Однако заканчивалось лето пятьдесят третьего. Я перезнакомился, передружился с ребятами из нашего двора. Детей тогда в каждой семье водилось много: трое, четверо - обычное дело. Всё перемешалось, ровесники, дети постарше, поменьше жили одной большой дворовой ватагой. Носились по улицам как угорелые, забывая о доме, о еде. Босиком с утра до ночи куролесили по всей округе, лазали по деревьям, подвалам, чердакам. Вечером, приходя домой, мыли ноги, едва доползали до коек и проваливались в детские воздушные сны.
Первого сентября мама собрала меня в школу. Скажу сразу: весь первый класс я простоял у доски в роли провинившегося. Хотя учебный год завершил с похвальным листом. Плохую службу сыграло моё, оказавшееся некстати, умение бойко читать и писать. Когда все нормальные дети с каллиграфическим нажимом осваивали палочки и крючочки, я, от скуки, принимался дурачиться. Вертелся, гримасничал, всячески норовил обратить на себя внимание, чем подрывал образовательный процесс. Вот и сейчас пишу, как вы думаете зачем? - по- прежнему желаю обратить на свою персону внимание.
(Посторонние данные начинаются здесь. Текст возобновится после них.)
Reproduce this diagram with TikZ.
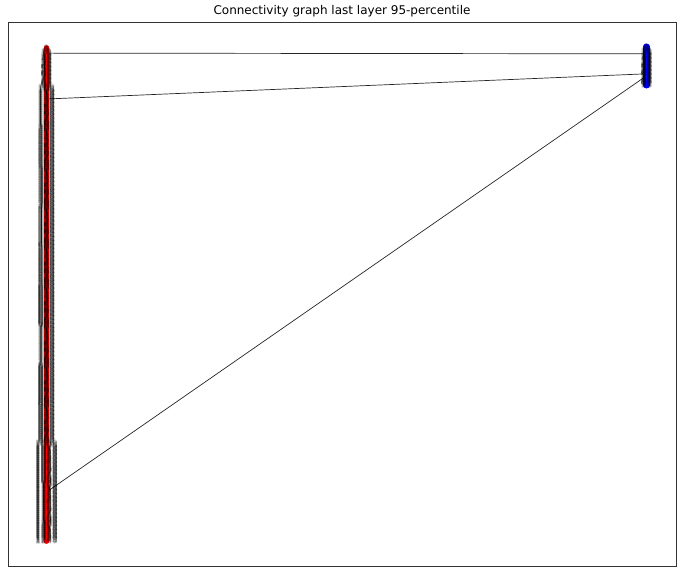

Моим первым педагогом оказалась пожилая учительница, преподававшая ещё в дореволюционных гимназиях, лично видевшая самого Льва Николаевича, надеюсь понятно, что Толстого. Её главное педагогическое кредо выражалось в стремлении любыми способами укротить первоклашку, привести мальца в смиренное состояние. Потом всё становится легко и сподручно, как гарцевание на англизированной лошади. Я же был настолько упрям и непреклонен, что дело доходило до того, когда целый педсовет уговаривал меня попросить у Марии Сергеевны прощения, чтобы она уже больше никогда не ставила меня в угол. Увы, прощения я не просил.
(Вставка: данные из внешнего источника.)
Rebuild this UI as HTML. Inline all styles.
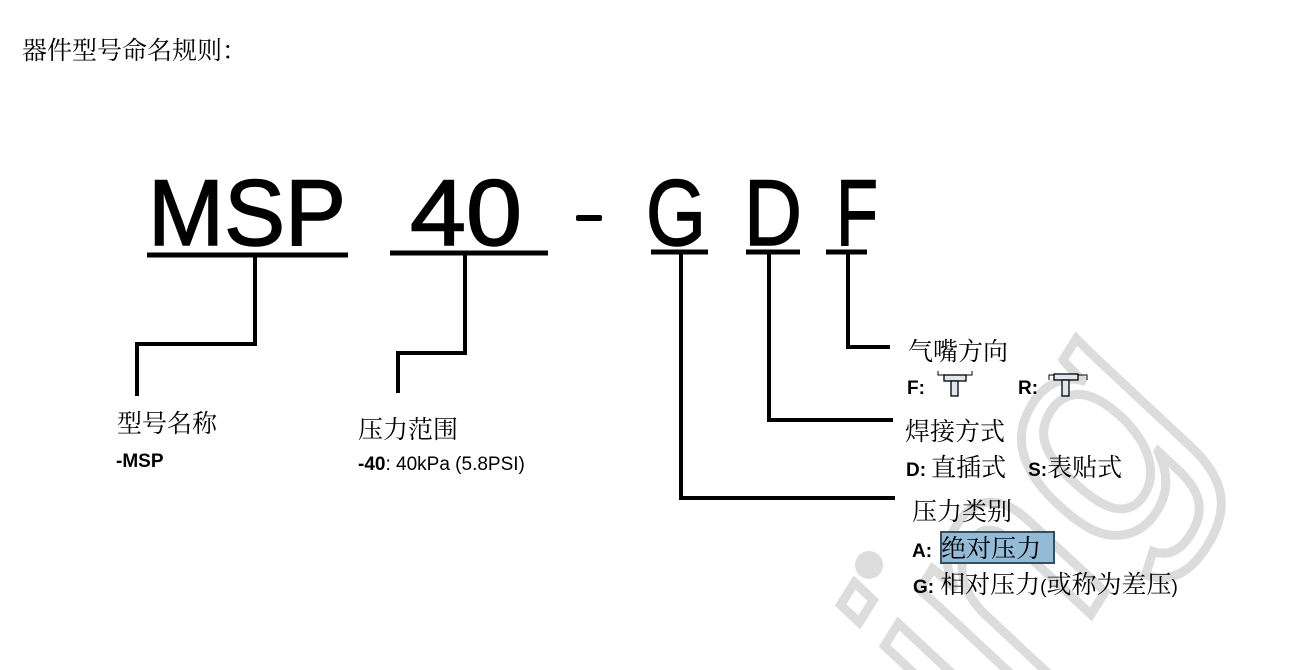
<!DOCTYPE html>
<html><head><meta charset="utf-8"><style>
html,body{margin:0;padding:0;background:#fff;overflow:hidden;width:1304px;height:670px;}
svg{display:block;}
.cn{font-family:"Liberation Serif","Noto Serif CJK SC",serif;font-size:25px;fill:#000;}
.b{font-family:"Liberation Sans","Noto Sans CJK SC",sans-serif;font-weight:bold;font-size:19px;}
.n{font-family:"Liberation Sans","Noto Sans CJK SC",sans-serif;font-size:19px;}
.big{font-family:"Liberation Sans",sans-serif;font-size:94px;fill:#000;stroke:#000;stroke-width:1.5;}
</style></head><body>
<svg width="1304" height="670" viewBox="0 0 1304 670" xmlns="http://www.w3.org/2000/svg">
<defs><clipPath id="c"><rect x="0" y="0" width="1304" height="670"/></clipPath></defs>
<g clip-path="url(#c)">
<g fill="none" stroke="#dcdcdc" stroke-width="9" font-family="Liberation Sans,sans-serif" font-size="300" font-style="italic">
<text x="1000" y="760" transform="rotate(-58 1000 760)">ing</text>
</g>
<circle cx="869" cy="565" r="14" fill="#dcdcdc"/>
</g>

<text class="cn" x="22" y="59">器件型号命名规则：</text>

<text class="big" x="148" y="245" textLength="198" lengthAdjust="spacingAndGlyphs">MSP</text>
<text class="big" x="410" y="245" textLength="112" lengthAdjust="spacingAndGlyphs">40</text>
<rect x="576" y="215" width="26" height="6" rx="2" fill="#000"/>
<text class="big" x="646" y="245" textLength="60" lengthAdjust="spacingAndGlyphs">G</text>
<text class="big" x="744" y="245" textLength="58" lengthAdjust="spacingAndGlyphs">D</text>
<text class="big" x="836" y="245" textLength="42" lengthAdjust="spacingAndGlyphs">F</text>

<g fill="none" stroke="#000" stroke-width="4">
<line x1="147" y1="255" x2="348" y2="255" stroke-width="5"/>
<line x1="390" y1="253" x2="548" y2="253" stroke-width="5"/>
<line x1="651" y1="252" x2="708" y2="252" stroke-width="5"/>
<line x1="746" y1="252" x2="800" y2="252" stroke-width="5"/>
<line x1="826" y1="252" x2="867" y2="252" stroke-width="5"/>
<polyline points="255,255 255,344 137,344 137,396"/>
<polyline points="465,253 465,353 398,353 398,393"/>
<polyline points="681,252 681,498 895,498"/>
<polyline points="769,252 769,420 893,420"/>
<polyline points="848,252 848,347 890,347"/>
</g>

<text class="cn" x="117" y="432">型号名称</text>
<text class="b" x="116" y="467">-MSP</text>
<text class="cn" x="358" y="438">压力范围</text>
<text x="358" y="470"><tspan class="b">-40</tspan><tspan class="n">:  40kPa (5.8PSI)</tspan></text>

<text class="cn" x="908" y="360">气嘴方向</text>
<text class="b" x="907" y="394">F:</text>
<g fill="#dfe6f0" stroke="#000" stroke-width="1.3">
<rect x="944" y="375" width="22" height="6"/><rect x="951" y="381" width="7" height="15"/>
<rect x="1054" y="374" width="24" height="6"/><rect x="1062" y="380" width="7" height="16"/>
</g>
<polyline points="938,371 938,375 944,375" fill="none" stroke="#000" stroke-width="1"/>
<polyline points="972,371 972,375 966,375" fill="none" stroke="#000" stroke-width="1"/>
<polyline points="1049,380 1049,375 1054,375" fill="none" stroke="#000" stroke-width="1"/>
<polyline points="1087,380 1087,375 1078,375" fill="none" stroke="#000" stroke-width="1"/>
<text class="b" x="1018" y="394">R:</text>

<text class="cn" x="905" y="440">焊接方式</text>
<text x="906" y="476"><tspan class="b">D:</tspan><tspan class="cn" dx="5">直插式</tspan><tspan class="b" dx="22">S:</tspan><tspan class="cn">表贴式</tspan></text>

<text class="cn" x="912" y="520">压力类别</text>
<rect x="941" y="532" width="113" height="31" fill="#94bbd6" stroke="#3a4d5c" stroke-width="2"/>
<text x="912" y="557"><tspan class="b">A:</tspan><tspan class="cn" dx="9">绝对压力</tspan></text>
<text x="913" y="593"><tspan class="b">G:</tspan><tspan class="cn" dx="6">相对压力</tspan><tspan class="n">(</tspan><tspan class="cn">或称为差压</tspan><tspan class="n">)</tspan></text>
</svg>
</body></html>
Стремление оболванить, обкорнать человека подстерегает нас с раннего детства - это один из самых действенных и универсальных инструментов, на котором зиждется управляемость обществом, при любой власти, пусть даже самой раздемократической. Но вот удивительное дело, ведь и религиозные наставники повсеместно утверждают, что главной добродетелью христианина является смирение и послушание. Хотя сам-то Иисус был бунтарем образца беспримерного. Вся его жизнь и даже смерть оказались протестом и дерзанием высочайшим, доселе манящим и смущающим человечество. Достаточно вспомнить, как ещё вчера раздражали большевиков златоглавые церковные маковки. В сильно продвинутых странах наловчились, приспособились жить чуть ли ни с Христом за пазухой, но ведь и с фигой в кармане. Сомнительное, знаете ли, это занятие, когда в одной руке - заздравная свечечка, в другой - чемоданчик чёрненький с кнопочкой красненькой, а в глазах - благочестие и готовность хоть сейчас на образа.
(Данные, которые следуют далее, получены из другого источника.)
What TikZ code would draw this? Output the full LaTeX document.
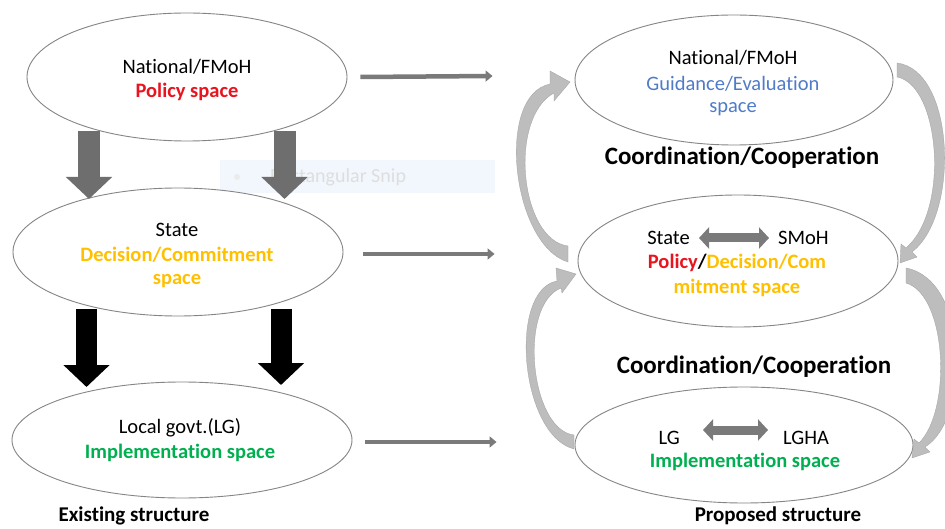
\documentclass[tikz,border=0pt]{standalone}
\usepackage{fontspec}
\setmainfont{Carlito}[Ligatures=NoCommon]
\usetikzlibrary{arrows.meta,calc,shapes.geometric}
\definecolor{ringgray}{HTML}{858585}
\definecolor{flowgray}{HTML}{7A7A7A}
\definecolor{blockgray}{HTML}{6E6E6E}
\definecolor{loopgray}{HTML}{BDBDBD}
\definecolor{policyred}{HTML}{E8141E}
\definecolor{decisiongold}{HTML}{FFC000}
\definecolor{guideblue}{HTML}{4F7BC8}
\definecolor{implgreen}{HTML}{00B050}
\definecolor{snipblue}{HTML}{F2F7FD}
\begin{document}
\begin{tikzpicture}[x=1pt,y=-1pt,
  space/.style={ellipse, draw=ringgray, line width=0.9pt, fill=white, inner sep=0pt},
  txt/.style={inner sep=0pt, font=\fontsize{20.5}{24}\selectfont},
  btxt/.style={inner sep=0pt, font=\fontsize{20.5}{24}\selectfont\bfseries},
  lbl/.style={inner sep=0pt, font=\fontsize{21}{24}\selectfont\bfseries},
  coord/.style={inner sep=0pt, font=\fontsize{25}{28}\selectfont\bfseries},
  flow/.style={draw=flowgray, line width=4.5pt, -{Triangle[width=11pt,length=7pt]}},
  downgray/.style={draw=blockgray, line width=22pt, -{Triangle[width=45pt,length=22pt]}},
  downblack/.style={draw=black, line width=21pt, -{Triangle[width=45pt,length=22pt]}},
  both/.style={draw=flowgray, line width=9pt, {Triangle[width=21pt,length=10pt]}-{Triangle[width=21pt,length=10pt]}},
  loop/.style={fill=loopgray, draw=loopgray!85!black, line width=0.3pt}
]
\useasboundingbox (0,0) rectangle (945,529);
\fill[white] (0,0) rectangle (945,529);

% faint snipping-tool overlay
\fill[snipblue] (220,160) rectangle (495,193);
\fill[black!8] (237,177) circle (3pt);
\node[inner sep=0pt, text=black!13, font=\fontsize{20}{22}\selectfont, anchor=west] (snip) at (270,177) {Rectangular Snip};

% ---------- existing structure ----------
\node[space, minimum width=320pt, minimum height=128pt] (ltop) at (187,77) {};
\node[space, minimum width=330pt, minimum height=128pt] (lmid) at (178,252) {};
\node[space, minimum width=340pt, minimum height=116pt] (lbot) at (182,440) {};

\node[txt] (ltopa) at (187,67) {National/FMoH};
\node[btxt, text=policyred] (ltopb) at (187,92) {Policy space};
\node[txt] (lmida) at (177,230) {State};
\node[btxt, text=decisiongold] (lmidb) at (177,255) {Decision/Commitment};
\node[btxt, text=decisiongold] (lmidc) at (177,281) {space};
\node[txt] (lbota) at (180,428) {Local govt.(LG)};
\node[btxt, text=implgreen] (lbotb) at (180,453) {Implementation space};

% block arrows between levels
\draw[downgray] (89,131) -- (89,199);
\draw[downgray] (284.5,131) -- (284.5,199);
\draw[downblack] (86.5,309) -- (86.5,387);
\draw[downblack] (281,309) -- (281,385);

\node[lbl] (exist) at (134,516) {Existing structure};

% ---------- proposed structure ----------
\node[space, minimum width=318pt, minimum height=130pt] (rtop) at (734,80) {};
\node[space, minimum width=320pt, minimum height=132pt] (rmid) at (738,261) {};
\node[space, minimum width=338pt, minimum height=116pt] (rbot) at (744,445) {};

\node[txt] (rtopa) at (733,58) {National/FMoH};
\node[txt, text=guideblue] (rtopb) at (733,84) {Guidance/Evaluation};
\node[txt, text=guideblue] (rtopc) at (733,109) {space};

\node[coord] (coop1) at (742,158) {Coordination/Cooperation};

\node[txt, anchor=east] (state) at (690,238) {State};
\node[txt, anchor=west] (smoh) at (778,238) {SMoH};
\draw[both] ($(state.east)+(9,0)$) -- ($(smoh.west)+(-9,0)$);
\node[btxt] (rmidb) at (737,263) {\textcolor{policyred}{Policy}/\textcolor{decisiongold}{Decision/Com}};
\node[btxt, text=decisiongold] (rmidc) at (737,288) {mitment space};

\node[coord] (coop2) at (754,367) {Coordination/Cooperation};

\node[txt, anchor=east] (lg) at (680,438) {LG};
\node[txt, anchor=west] (lgha) at (783,438) {LGHA};
\draw[both] (703,430) -- (768,430);
\node[btxt, text=implgreen] (rbotb) at (745,462) {Implementation space};

\node[lbl] (propose) at (778,516) {Proposed structure};

% mapping arrows from existing to proposed
\draw[flow] ($(ltop.east)+(13,0)$) -- ($(rtop.west)+(-82,-4)$);
\draw[flow] ($(lmid.east)+(20,2)$) -- ($(rmid.west)+(-83,-7)$);
\draw[flow] ($(lbot.east)+(13,2)$) -- ($(rbot.west)+(-78,-3)$);

% curved coordination arrows
\path[loop] (568,262) .. controls (512,245) and (495,95) .. (550,84)
  -- (550,71) -- (570,82) -- (554,101) -- (554,93)
  .. controls (508,118) and (520,240) .. (568,246) -- cycle;
\path[loop] (574,449) .. controls (520,435) and (508,290) .. (557,281)
  -- (556,268) -- (576,274) -- (562,293) -- (561,288)
  .. controls (518,305) and (530,430) .. (574,435) -- cycle;
\path[loop] (897,63) .. controls (955,70) and (960,215) .. (912,252)
  -- (917,257) -- (900,263) -- (901,244) -- (906,248)
  .. controls (950,210) and (940,85) .. (897,77) -- cycle;
\path[loop] (906,268) .. controls (970,280) and (970,420) .. (925,447)
  -- (930,452) -- (912,458) -- (914,439) -- (919,443)
  .. controls (952,410) and (947,295) .. (906,283) -- cycle;
\end{tikzpicture}
\end{document}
На всю жизнь запомнилась школьная новогодняя ёлка в первом классе. Мама нарядила меня в новенький байковый тёмно-синий костюм. Папа нарисовал, изогнул и склеил из картона маску кота. Руки у отца были золотые, как будто специально созданные для украшения грешного мира. Котяра получился с длиннющими усами и почему-то с гусиным пером, залихватски заправленным за ухо.
На утренник, по чистому снегу, привела меня бабушка Ксения. Все дети, возбуждённые, в карнавальных нарядах, были необычайно приветливы и внимательны друг к другу. Нарочито нас никто не развлекал, не было никаких массовиков-затейников. Мы самостоятельно веселили себя в старинном, с камином, школьном парадном зале. Водили под пахнущей хвоей и мандаринами ёлкой хоровод, танцевали, затевали игры, читали стихи. Новогодняя сказка, создаваемая нами самими, получалась настолько красивой и захватывающей, что учителя и родители долго не осмеливались прекратить, остановить этот праздник.
Уже когда все очень устали, что называется, иссякли, наша старенькая учительница собрала притихших детей около себя, немного помедлила и дрожащим голосом сказала: "Дети, как я хочу, чтобы вы были счастливы". Разрыдалась и оставила нас. Мы были последним её классом, последним новогодним утренником - со следующего учебного года она отправлялась на очень заслуженный отдых.